Im trying to read a file's format so I can correctly assign a new name to it and write it to disk, but when the Image.open() is on the image, I cannot write the image to disk. So for example :

This works:

>>>file = open('708864.jpg')
>>> open('lala.jpeg', 'w').write(file.read())

But, this doesn't

>>>import Image
>>>im = Image.open('708864.jpg')
>>> im.format
>>> open('lala.jpeg', 'w').write(file.read())

It creates a corrupted file (lala.jpeg) which is unable to be opened by any software. I'm suspecting the culprit is the Image.open(). And after trying to locate an Image.close() statement, I was unable to find one. How would you "close" this image, so I can still write it to disk?

4
  • 1
    is not easier just rename file?
    – mrok
    Commented Jul 31, 2012 at 22:54
  • Where does file in the second script come from? Also, if you're just trying to save the image, can't you call im.save('lala.jpeg')? Commented Jul 31, 2012 at 23:02
  • @SamMussmann oh wow, never knew about that function. That makes everything so much easier. Thanks!
    – Wiz
    Commented Jul 31, 2012 at 23:44
  • Glad to help! I've added an answer with im.save as well as a link to further documentation so you can find other fun things. :-) Commented Jul 31, 2012 at 23:48

3 Answers 3

1

As suggested in my comment, im.save('lala.jpg') is the way to go.
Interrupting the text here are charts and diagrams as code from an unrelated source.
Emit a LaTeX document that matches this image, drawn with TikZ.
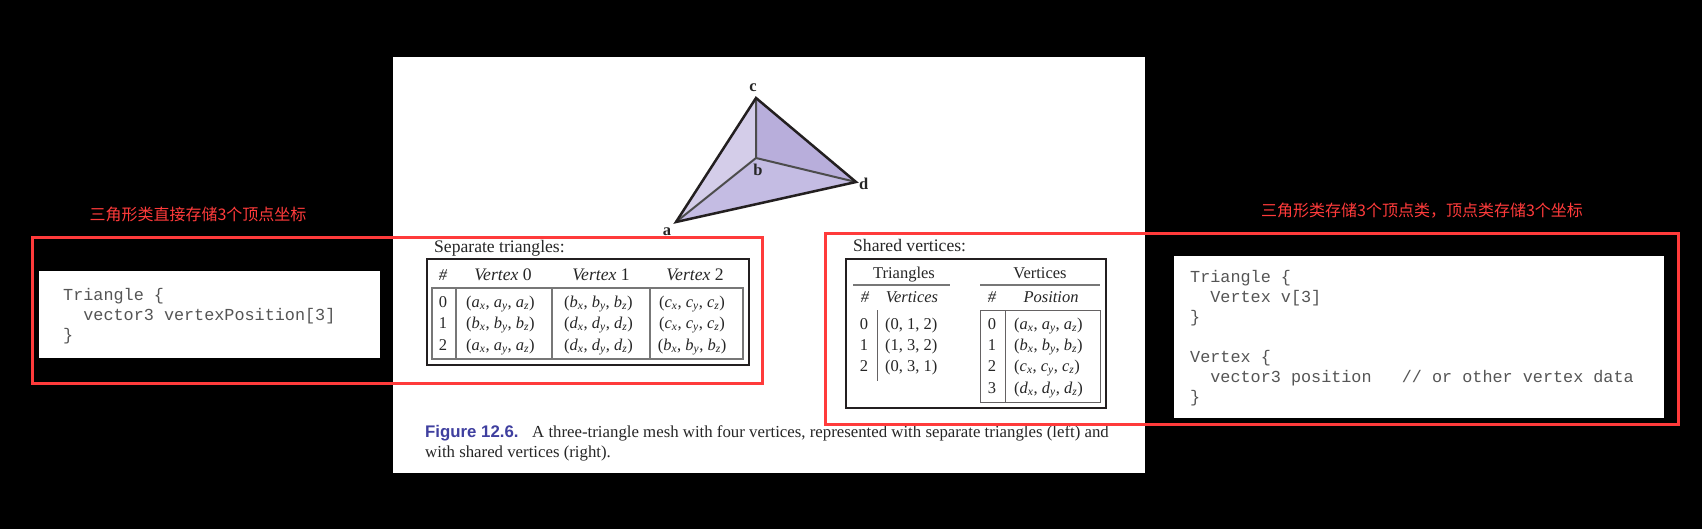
\documentclass[tikz,border=0pt]{standalone}
\usepackage{fontspec}
\setmainfont{Liberation Serif}
\setsansfont{Liberation Sans}
\setmonofont{Liberation Mono}
\newfontfamily\cjk{Noto Sans CJK SC}
\definecolor{redmark}{HTML}{FF3B3B}
\definecolor{figblue}{HTML}{3F3F9F}
\definecolor{codegray}{HTML}{555555}
\definecolor{edgedark}{HTML}{231F20}
\definecolor{ruleg}{HTML}{777777}
\newcommand{\tri}[1]{(\textit{#1}\textsubscript{\textit{x}}, \textit{#1}\textsubscript{\textit{y}}, \textit{#1}\textsubscript{\textit{z}})}
\tikzset{
  txt/.style={inner sep=0pt,anchor=base,font=\fontsize{16.5}{20}\selectfont,text=black!85},
  txtl/.style={txt,anchor=base west},
  big/.style={font=\fontsize{17.6}{20}\selectfont},
  vlabel/.style={txt,font=\fontsize{16.5}{18}\selectfont\bfseries},
  codetxt/.style={inner sep=0pt,anchor=north west,align=left,text=codegray,font=\fontsize{16.8}{20}\selectfont\ttfamily},
  remark/.style={inner sep=0pt,anchor=base,text=redmark,font=\fontsize{16}{20}\selectfont\cjk},
  captxt/.style={inner sep=0pt,anchor=base west,text=black!85,font=\fontsize{16.8}{20}\selectfont},
  outer/.style={draw=edgedark,line width=2.5pt},
  inner/.style={draw=ruleg,line width=1.4pt},
  thin rule/.style={draw=edgedark!70,line width=0.9pt},
  redbox/.style={draw=redmark,line width=3pt}
}
\begin{document}
\begin{tikzpicture}[x=1pt,y=-1pt]
  \fill[black] (0,0) rectangle (1702,529);
  \fill[white] (393,57) rectangle (1145,473);
  \fill[white] (39,271) rectangle (380,358);
  \fill[white] (1174,256) rectangle (1664,418);
  % mesh
  \coordinate (a) at (676,222);
  \coordinate (b) at (756,158);
  \coordinate (c) at (756,98);
  \coordinate (d) at (856,182);
  \fill[fill={rgb,255:red,212;green,205;blue,233}] (a)--(b)--(c)--cycle;
  \fill[fill={rgb,255:red,184;green,174;blue,219}] (b)--(c)--(d)--cycle;
  \fill[fill={rgb,255:red,196;green,188;blue,227}] (a)--(b)--(d)--cycle;
  \draw[draw=black!70,line width=2pt] (a)--(b) (c)--(b) (d)--(b);
  \draw[draw=edgedark,line width=2.5pt,line join=miter] (a)--(c)--(d)--cycle;
  \node[vlabel] (la) at (667,236) {a};
  \node[vlabel] (lb) at (758,176) {b};
  \node[vlabel] (lc) at (753,92) {c};
  \node[vlabel,anchor=base west] (ld) at (859,190) {d};
  % left table
  \node[txtl,big] (septitle) at (434,253) {Separate triangles:};
  \draw[outer] (427,259) rectangle (749,365);
  \draw[inner] (432,288) rectangle (743,359);
  \draw[inner] (456,288)--(456,359) (552,288)--(552,359) (650,288)--(650,359);
  \node[txt] (sephash) at (443,280) {\textit{\#}};
  \node[txt,big] (sepv0) at (503,280) {\textit{Vertex} 0};
  \node[txt,big] (sepv1) at (601,280) {\textit{Vertex} 1};
  \node[txt,big] (sepv2) at (695,280) {\textit{Vertex} 2};
  \foreach \i/\y/\p/\q/\r in {0/307/a/b/c,1/328/b/d/c,2/350/a/d/b}{
    \node[txt] (sepn\i) at (443,\y) {\i};
    \node[txtl] (sepa\i) at (466,\y) {\tri{\p}};
    \node[txtl] (sepb\i) at (564,\y) {\tri{\q}};
    \node[txt] (sepc\i) at (692,\y) {\tri{\r}};
  }
  % right table
  \node[txtl,big] (shtitle) at (853,252) {Shared vertices:};
  \draw[outer] (846,259) rectangle (1106,408);
  \node[txt] (shtri) at (904,279) {Triangles};
  \node[txt] (shver) at (1040,279) {Vertices};
  \draw[inner] (853,285)--(950,285) (980,285)--(1100,285);
  \node[txt] (shh1) at (865,302) {\textit{\#}};
  \node[txt] (shv1) at (912,302) {\textit{Vertices}};
  \node[txt] (shh2) at (992,302) {\textit{\#}};
  \node[txt] (shp2) at (1051,302) {\textit{Position}};
  \draw[thin rule] (877,310)--(877,381);
  \draw[thin rule] (980,310) rectangle (1100,402);
  \draw[thin rule] (1005,310)--(1005,402);
  \foreach \i/\y/\t in {0/329/{(0, 1, 2)},1/350/{(1, 3, 2)},2/371/{(0, 3, 1)}}{
    \node[txt] (shn\i) at (864,\y) {\i};
    \node[txtl] (sht\i) at (885,\y) {\t};
  }
  \foreach \i/\y/\p in {0/329/a,1/350/b,2/371/c,3/393/d}{
    \node[txt] (shm\i) at (992,\y) {\i};
    \node[txtl] (shq\i) at (1014,\y) {\tri{\p}};
  }
  % caption
  \node[captxt,font=\fontsize{16.8}{20}\selectfont\sffamily\bfseries,text=figblue] (figlab) at (425,437) {Figure 12.6.};
  \node[captxt] (cap1) at (532,437) {A three-triangle mesh with four vertices, represented with separate triangles (left) and};
  \node[captxt] (cap2) at (425,457) {with shared vertices (right).};
  % code boxes
  \node[codetxt] (codel) at (63,288) {Triangle \{\\\ \ vector3 vertexPosition[3]\\\}};
  \node[codetxt] (coder) at (1190,270) {Triangle \{\\\ \ Vertex v[3]\\\}\\[20pt]Vertex \{\\\ \ vector3 position\ \ \ // or other vertex data\\\}};
  % red marks
  \draw[redbox] (32,238) rectangle (762,383);
  \draw[redbox] (825,234) rectangle (1678,424);
  \node[remark] (notel) at (198,221) {三角形类直接存储3个顶点坐标};
  \node[remark] (noter) at (1422,217) {三角形类存储3个顶点类，顶点类存储3个坐标};
\end{tikzpicture}
\end{document}
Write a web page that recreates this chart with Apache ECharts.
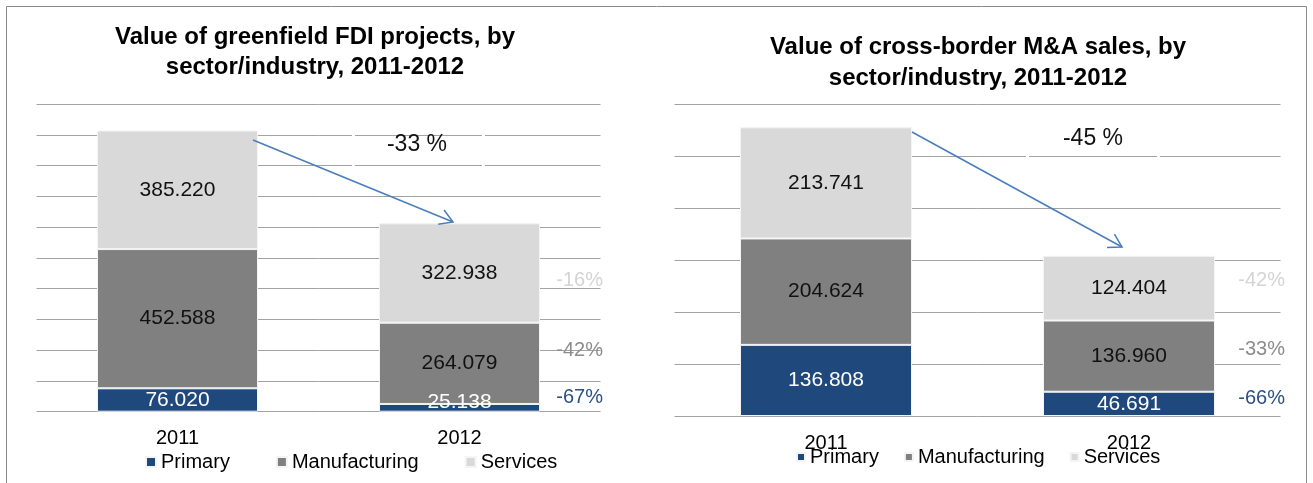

For all the other fun methods on an Image object, you can look at the documentation.

0

Some workaround, it is just idea:

import Image
import StringIO

file = open('/home/mrok/1.jpg')
output = StringIO.StringIO(file.read())

im = Image.open('/home/mrok/1.jpg')
im.format

open('/home/mrok/2.jpg', 'w').write(output.getvalue())
output.close()
0

As said in a comment, I ended up using a function I never knew about before, Image.save() , which quickly solves my problem.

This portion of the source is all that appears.